Image Courtesy: LeapFrog

Researchers performed an experiment which shows that babies have a sense of numbers right from infancy. The results of the study suggest that newborn babies can form a mental number line.

The babies associated “few” to the left direction, and “many” to the right direction, thus being able to indicate recognition of the fact that numbers increase from left to right. This direction is true of most languages, with an exception of the few that read from right to left, such as Arabic or Hebrew.

80 newborns were recruited for this study, with their ages ranging from 0 to 3 days.

The experiment consisted of a series of audio-visual tests. Repetitions of sound clips of syllables, such as “ba”, “la”, “ta,” were played for the babies. For about half of the babies, six repetitions were played, and for the other half, eighteen repetitions were played. The number of repetitions was used to give babies the idea of “few” or “many.” These sounds were followed by showing the babies an image of a rectangle. The babies who heard fewer syllables were shown a smaller rectangle, and those who heard more were shown a bigger rectangle.

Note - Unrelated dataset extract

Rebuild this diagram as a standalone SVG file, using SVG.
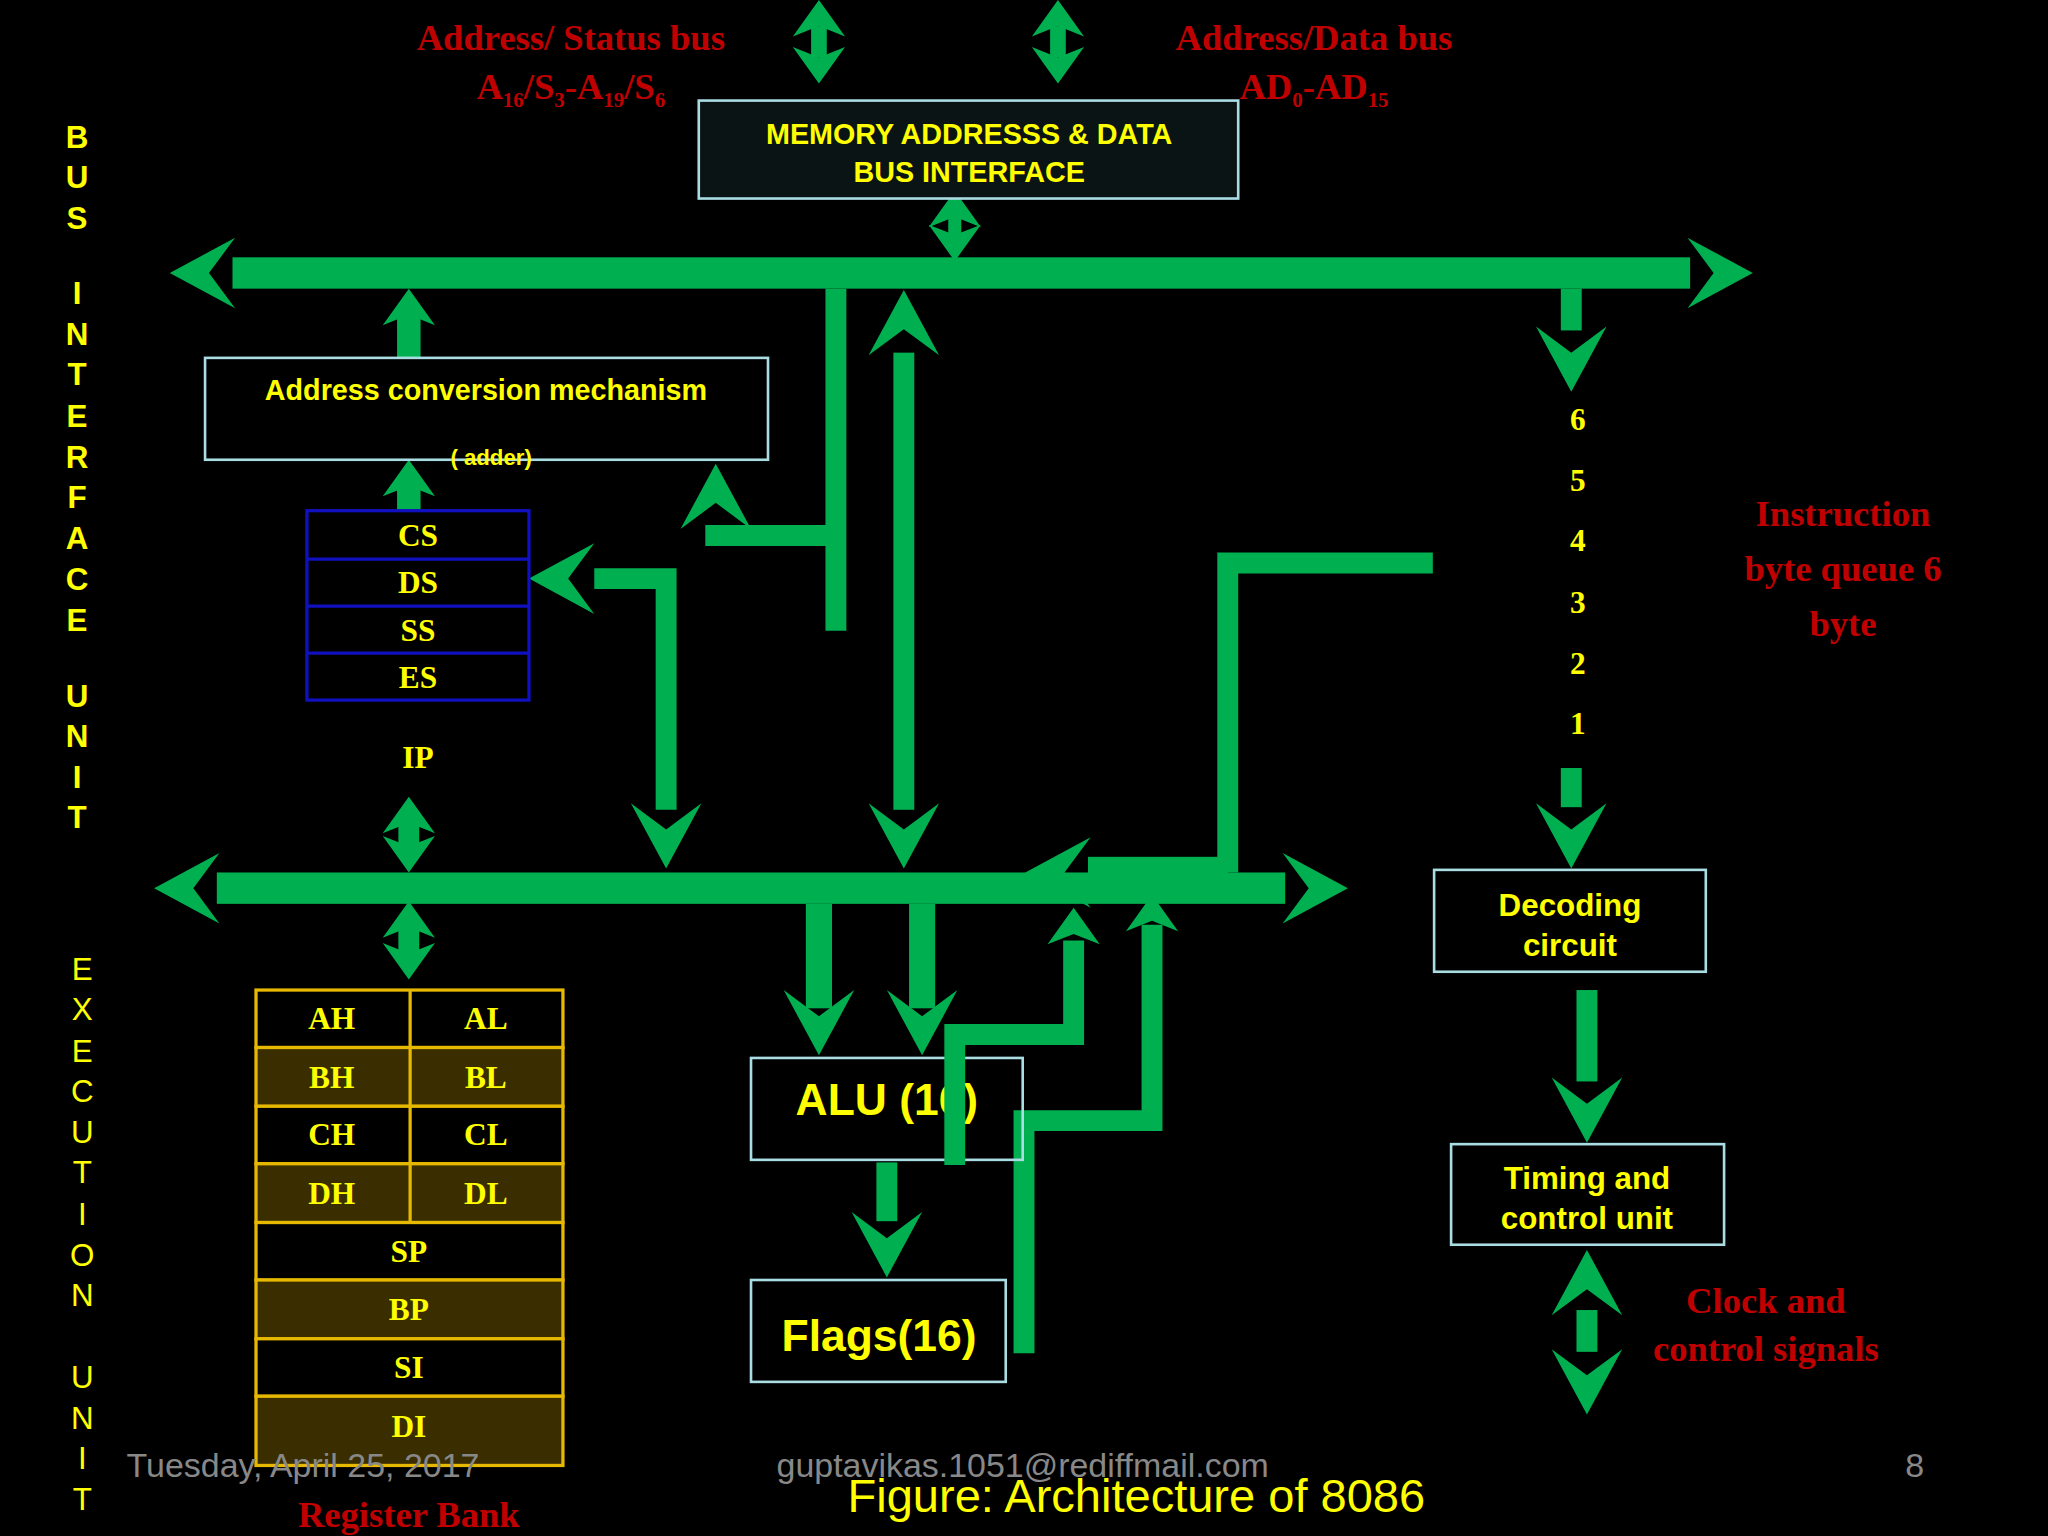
<svg xmlns="http://www.w3.org/2000/svg" xmlns:xlink="http://www.w3.org/1999/xlink" width="2048" height="1536" viewBox="0 0 2048 1536">
<style>
.g{fill:#00b050}
.gl{stroke:#00b050;fill:none}
.red{fill:#c00000;font-family:"Liberation Serif",serif;font-weight:bold;font-size:28px;text-anchor:middle}
.ys{fill:#ffff00;font-family:"Liberation Sans",Arial,sans-serif;font-weight:bold;text-anchor:middle}
.yr{fill:#ffff00;font-family:"Liberation Serif",serif;font-weight:bold;font-size:24px;text-anchor:middle}
.box{fill:none;stroke:#a9dce3;stroke-width:2}
.reg{stroke:#e6b800;stroke-width:2.5}
.ft{fill:#888;font-family:"Liberation Sans",Arial,sans-serif;font-size:26px;text-anchor:middle}
</style>
<defs>
<path id="ah" d="M0 0 L-27 -50 L0 -30 L27 -50 Z" class="g"/>
<path id="sh" d="M0 0 L-20 -28 L0 -20 L20 -28 Z" class="g"/>
</defs>
<rect width="2048" height="1536" fill="#000"/>
<g transform="scale(1.30612)">
<g id="labels">
<text class="red" x="437" y="38">Address/ Status bus</text>
<text class="red" x="437" y="76">A<tspan font-size="16" dy="6">16</tspan><tspan dy="-6">/S</tspan><tspan font-size="16" dy="6">3</tspan><tspan dy="-6">-A</tspan><tspan font-size="16" dy="6">19</tspan><tspan dy="-6">/S</tspan><tspan font-size="16" dy="6">6</tspan></text>
<text class="red" x="1006" y="38">Address/Data bus</text>
<text class="red" x="1006" y="76">AD<tspan font-size="16" dy="6">0</tspan><tspan dy="-6">-AD</tspan><tspan font-size="16" dy="6">15</tspan></text>
<g class="ys" font-size="24">
<text x="59" y="113">B</text><text x="59" y="144">U</text><text x="59" y="175">S</text>
<text x="59" y="233">I</text><text x="59" y="264">N</text><text x="59" y="295">T</text><text x="59" y="327">E</text><text x="59" y="358">R</text><text x="59" y="389">F</text><text x="59" y="420">A</text><text x="59" y="452">C</text><text x="59" y="483">E</text>
<text x="59" y="541">U</text><text x="59" y="572">N</text><text x="59" y="603">I</text><text x="59" y="634">T</text>
</g>
<g fill="#ffff00" font-family="Liberation Sans,Arial,sans-serif" font-size="24" text-anchor="middle">
<text x="63" y="750">E</text><text x="63" y="781">X</text><text x="63" y="813">E</text><text x="63" y="844">C</text><text x="63" y="875">U</text><text x="63" y="906">T</text><text x="63" y="938">I</text><text x="63" y="969">O</text><text x="63" y="1000">N</text>
<text x="63" y="1063">U</text><text x="63" y="1094">N</text><text x="63" y="1125">I</text><text x="63" y="1156">T</text>
</g>
<text class="yr" x="320" y="588">IP</text>
<g class="yr" font-weight="normal" font-size="20">
<text x="1208" y="329">6</text><text x="1208" y="376">5</text><text x="1208" y="422">4</text><text x="1208" y="469">3</text><text x="1208" y="516">2</text><text x="1208" y="562">1</text>
</g>
<text class="red" x="1411" y="403" font-size="34">Instruction</text>
<text class="red" x="1411" y="445" font-size="34">byte queue 6</text>
<text class="red" x="1411" y="487" font-size="34">byte</text>
<text class="red" x="1352" y="1005">Clock and</text>
<text class="red" x="1352" y="1042">control signals</text>
<text class="red" x="313" y="1169">Register Bank</text>
</g>
<g id="connectors">
<rect class="g" x="621" y="20" width="12" height="24"/><use xlink:href="#sh" transform="translate(627,64)"/><use xlink:href="#sh" transform="translate(627,0) rotate(180)"/>
<rect class="g" x="804" y="20" width="12" height="24"/><use xlink:href="#sh" transform="translate(810,64)"/><use xlink:href="#sh" transform="translate(810,0) rotate(180)"/>
<rect class="g" x="726" y="166" width="10" height="18"/><use xlink:href="#sh" transform="translate(731,200)"/><use xlink:href="#sh" transform="translate(731,146) rotate(180)"/>
<rect class="g" x="178" y="197" width="1116" height="24"/>
<use xlink:href="#ah" transform="translate(130,209) rotate(90)"/>
<use xlink:href="#ah" transform="translate(1342,209) rotate(-90)"/>
<rect class="g" x="304" y="240" width="18" height="34"/><use xlink:href="#sh" transform="translate(313,221) rotate(180)"/>
<rect class="g" x="304" y="370" width="18" height="22"/><use xlink:href="#sh" transform="translate(313,352) rotate(180)"/>
<path class="gl" stroke-width="16" d="M455 443 H510 V620"/><use xlink:href="#ah" transform="translate(405,443) rotate(90)"/><use xlink:href="#ah" transform="translate(510,665)"/>
<path class="gl" stroke-width="16" d="M540 410 H640 M640 221 V483"/><use xlink:href="#ah" transform="translate(548,355) rotate(180)"/>
<rect class="g" x="684" y="270" width="16" height="350"/><use xlink:href="#ah" transform="translate(692,222) rotate(180)"/><use xlink:href="#ah" transform="translate(692,665)"/>
<rect class="g" x="305" y="628" width="16" height="22"/><use xlink:href="#sh" transform="translate(313,610) rotate(180)"/><use xlink:href="#sh" transform="translate(313,668)"/>
<rect class="g" x="305" y="708" width="16" height="24"/><use xlink:href="#sh" transform="translate(313,690) rotate(180)"/><use xlink:href="#sh" transform="translate(313,750)"/>
<rect class="g" x="166" y="668" width="818" height="24"/>
<use xlink:href="#ah" transform="translate(118,680) rotate(90)"/>
<use xlink:href="#ah" transform="translate(1032,680) rotate(-90)"/>
<path class="gl" stroke-width="16" d="M940 668 V431 H1097"/>
<rect class="g" x="833" y="656" width="107" height="14"/>
<use xlink:href="#ah" transform="translate(785,668) rotate(90)"/>
<rect class="g" x="617" y="692" width="20" height="80"/><use xlink:href="#ah" transform="translate(627,808)"/>
<rect class="g" x="696" y="692" width="20" height="80"/><use xlink:href="#ah" transform="translate(706,808)"/>
<path class="gl" stroke-width="16" d="M822 720 V792 H780"/><use xlink:href="#sh" transform="translate(822,695) rotate(180)"/>
<path class="gl" stroke-width="16" d="M784 1036 V858 H882 V708"/><use xlink:href="#sh" transform="translate(882,685) rotate(180)"/>
<rect class="g" x="671" y="890" width="16" height="45"/><use xlink:href="#ah" transform="translate(679,978)"/>
<rect class="g" x="1195" y="221" width="16" height="32"/><use xlink:href="#ah" transform="translate(1203,300)"/>
<rect class="g" x="1195" y="588" width="16" height="30"/><use xlink:href="#ah" transform="translate(1203,665)"/>
<rect class="g" x="1207" y="758" width="16" height="70"/><use xlink:href="#ah" transform="translate(1215,875)"/>
<rect class="g" x="1207" y="1003" width="16" height="32"/><use xlink:href="#ah" transform="translate(1215,957) rotate(180)"/><use xlink:href="#ah" transform="translate(1215,1083)"/>
</g>
<g id="mem"><rect x="535" y="77" width="413" height="75" fill="#0a1414" stroke="#a9dce3" stroke-width="2"/>
<text class="ys" x="742" y="110" font-size="22">MEMORY ADDRESSS &amp; DATA</text>
<text class="ys" x="742" y="139" font-size="22">BUS INTERFACE</text></g>
<g id="adc"><rect x="157" y="274" width="431" height="78" fill="none" stroke="#a9dce3" stroke-width="2"/>
<text class="ys" x="372" y="306" font-size="22">Address conversion mechanism</text>
<text class="ys" x="376" y="356" font-size="17" font-weight="normal">( adder)</text></g>
<g id="seg">
<rect x="235" y="391" width="170" height="145" fill="none" stroke="#1010c0" stroke-width="2.5"/>
<path d="M235 428H405M235 464H405M235 500H405" stroke="#1010c0" stroke-width="2.5"/>
<text class="yr" x="320" y="418">CS</text><text class="yr" x="320" y="454">DS</text><text class="yr" x="320" y="491">SS</text><text class="yr" x="320" y="527">ES</text>
</g>
<g id="regs">
<rect class="reg" x="196" y="758" width="235" height="44" fill="#000"/>
<rect class="reg" x="196" y="802" width="235" height="45" fill="#3a2e00"/>
<rect class="reg" x="196" y="847" width="235" height="44" fill="#000"/>
<rect class="reg" x="196" y="891" width="235" height="45" fill="#3a2e00"/>
<rect class="reg" x="196" y="936" width="235" height="44" fill="#000"/>
<rect class="reg" x="196" y="980" width="235" height="45" fill="#3a2e00"/>
<rect class="reg" x="196" y="1025" width="235" height="44" fill="#000"/>
<rect class="reg" x="196" y="1069" width="235" height="53" fill="#3a2e00"/>
<path d="M314 758V936" stroke="#e6b800" stroke-width="2.5"/>
<g class="yr" font-size="22">
<text x="254" y="788">AH</text><text x="372" y="788">AL</text>
<text x="254" y="833">BH</text><text x="372" y="833">BL</text>
<text x="254" y="877">CH</text><text x="372" y="877">CL</text>
<text x="254" y="922">DH</text><text x="372" y="922">DL</text>
<text x="313" y="966">SP</text><text x="313" y="1011">BP</text><text x="313" y="1055">SI</text><text x="313" y="1100">DI</text>
</g></g>
<g id="alu"><rect class="box" x="575" y="810" width="208" height="78"/><text class="ys" x="679" y="854" font-size="34">ALU (16)</text></g>
<path class="gl" stroke-width="16" d="M731 892 V792 H790"/>
<g id="flags"><rect class="box" x="575" y="980" width="195" height="78"/><text class="ys" x="673" y="1034" font-size="34">Flags(16)</text></g>
<g id="dec"><rect class="box" x="1098" y="666" width="208" height="78"/><text class="ys" x="1202" y="701" font-size="24">Decoding</text><text class="ys" x="1202" y="732" font-size="24">circuit</text></g>
<g id="tim"><rect class="box" x="1111" y="876" width="209" height="77"/><text class="ys" x="1215" y="910" font-size="24">Timing and</text><text class="ys" x="1215" y="941" font-size="24">control unit</text></g>
<g id="footer">
<text class="ft" x="232" y="1131">Tuesday, April 25, 2017</text>
<text class="ft" x="783" y="1131">guptavikas.1051@rediffmail.com</text>
<text class="ft" x="1466" y="1131">8</text>
<text x="870" y="1158" fill="#ffff00" font-family="Liberation Sans,Arial,sans-serif" font-size="36" text-anchor="middle">Figure: Architecture of 8086</text>
</g>
</g>
</svg>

In the next step, the babies who heard 18 syllable repetitions were played 6 syllables, and vice-versa. Then both the groups were shown pictures of two similar sized rectangles, one on the left and the other on the right. It was hypothesised that if the babies who heard 6 syllables looked at the rectangle on the left, and the other way round, they associate a smaller quantity to the left, and a bigger quantity to the right. And the babies did just that.

The research team, led by Maria Dolores de Hevia at Paris Descartes University, performed several variations of this experiment. But the results were the same. It was also seen that the babies who heard six syllables followed by 18 syllables looked at the rectangle on the right for a period twice as long, compared to the other group of babies who fixed their gaze at the rectangle on the left.

The experiment also takes us closer to concluding that humans are born with the bias that numbers increase from left to right, rather than it being something we eventually learn. When teaching languages that read in the opposite direction, this bias is reversed.